FORSON v. STATE
Court of Criminal Appeals of Texas (1955)
Facts
- The appellant, W.G. Forson, was convicted of theft by bailee for allegedly converting $196.72 belonging to M.H. Dodge, the owner.
- Forson was the president and treasurer of the F. R. Drilling Company, with Dodge serving as a stockholder and business manager.
- The charge stemmed from a transaction where Dodge issued a $575.00 check to Forson for the purpose of purchasing a drill line.
- Dodge testified that the amount was a loan intended specifically for buying supplies for the company.
- Forson used the check to buy a drill line and other supplies from the Oil Belt Tool Company, receiving $50 in cash as part of the transaction.
- However, he did not repay Dodge the loan amount after receiving funds from an oil company.
- Forson challenged the conviction based on the argument that the funds were loaned to him, not held under a bailment.
- The trial court assessed his punishment at two years of confinement in the penitentiary.

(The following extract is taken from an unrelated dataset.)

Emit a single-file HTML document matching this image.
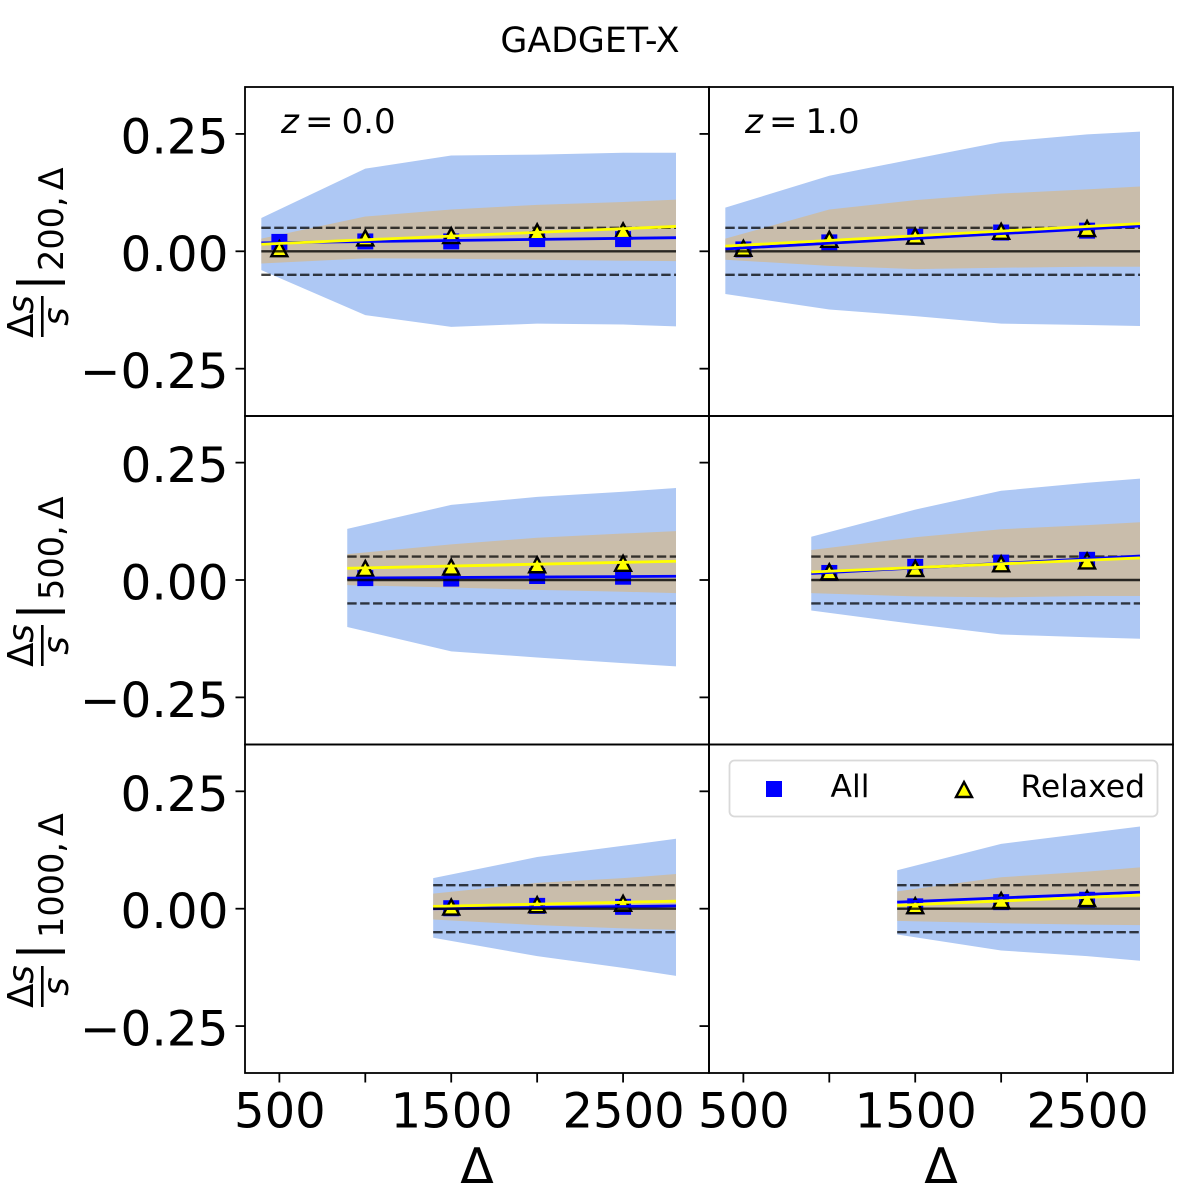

- Forson appealed the conviction, leading to this court's review of the case.
Issue
- The issue was whether the relationship between Forson and Dodge constituted a bailment or a loan, affecting the legitimacy of the theft by bailee charge.
Holding — Morrison, P.J.
- The Court of Criminal Appeals of Texas held that the evidence was insufficient to support the conviction for theft by bailee, as the relationship was one of debtor and creditor rather than a bailment.
Rule
- A bailment requires that the title of the property remains with the bailor, and if a transaction reflects a debtor-creditor relationship, it does not support a conviction for theft by bailee.
Reasoning
- The court reasoned that for a bailment to exist, the title of the property must remain with the bailor, which was not the case here.
- Dodge's testimony indicated that the funds were given as a personal loan to Forson and were not to be returned in the form of the specific property purchased.
- The court distinguished this case from previous decisions where bailment was established, noting that Dodge was not entitled to the money or property directly after the transaction was completed.
- Instead, the evidence reflected a financial relationship where Dodge expected repayment from Forson, not a return of specific goods.
- Consequently, since the relationship was determined to be one of debtor and creditor, the court found that the conviction for theft by bailee could not stand.
Deep Dive: How the Court Reached Its Decision
Court's Definition of Bailment
The court began by defining the legal concept of bailment, which involves the delivery of goods to another party under an agreement that the goods will be returned after a specific purpose has been fulfilled. According to the definitions cited from Storey on Bailment and Corpus Juris, a bailment requires that the title of the property remains with the bailor and that the bailee must return the property to the bailor or deal with it according to the bailor's directions. The court emphasized that for a bailment to exist, there must be a clear intention and agreement between the parties about the conditions of the transaction, including the return of specific goods or funds. Further, the court noted that the relationship must be based on trust, where the bailee is expected to act in the best interests of the bailor regarding the property.
Evidence of the Transaction
The court examined the specifics of the transaction between Forson and Dodge, focusing on the testimony provided by Dodge. Dodge characterized the $575.00 check he issued to Forson as a personal loan meant solely for the purchase of a drill line and not as a bailment. Testimonies indicated that Dodge expected repayment directly from Forson and that there was no stipulation for the specific return of either the drill line or the funds. The court found that Dodge's expectation of repayment from Forson reflected a debtor-creditor relationship rather than a bailment arrangement. The absence of an agreement or understanding that Dodge would receive any specific property back further supported the conclusion that the transaction did not constitute a bailment.
Distinction from Precedent Cases
The court distinguished this case from prior cases where bailment had been established, specifically referencing Rick v. State. In Rick, the defendant was required to return either the money or the property purchased, which created a bailment relationship. The court pointed out that in Forson’s case, Dodge was not entitled to receive the drill line or a specific amount of money back after the transaction. Instead, Dodge's testimony indicated that he was looking to Forson for reimbursement from money owed to Forson by an oil company, signifying a different nature of financial obligation that did not involve a bailment. This distinction was crucial in determining that the structure of the agreement did not support a conviction for theft by bailee.
Conclusion on Legal Relationship
The court concluded that since the evidence indicated a relationship of debtor and creditor, and not that of bailment, the elements necessary to uphold a conviction for theft by bailee were absent. The court noted that the financial arrangement did not involve the requisite trust and responsibility associated with a bailment. Therefore, the conviction could not be sustained, as the essential components of a bailment were not present in the transaction between Forson and Dodge. The court reversed the judgment and remanded the case, indicating that the nature of the financial relationship did not align with the legal definitions necessary for a theft by bailee charge.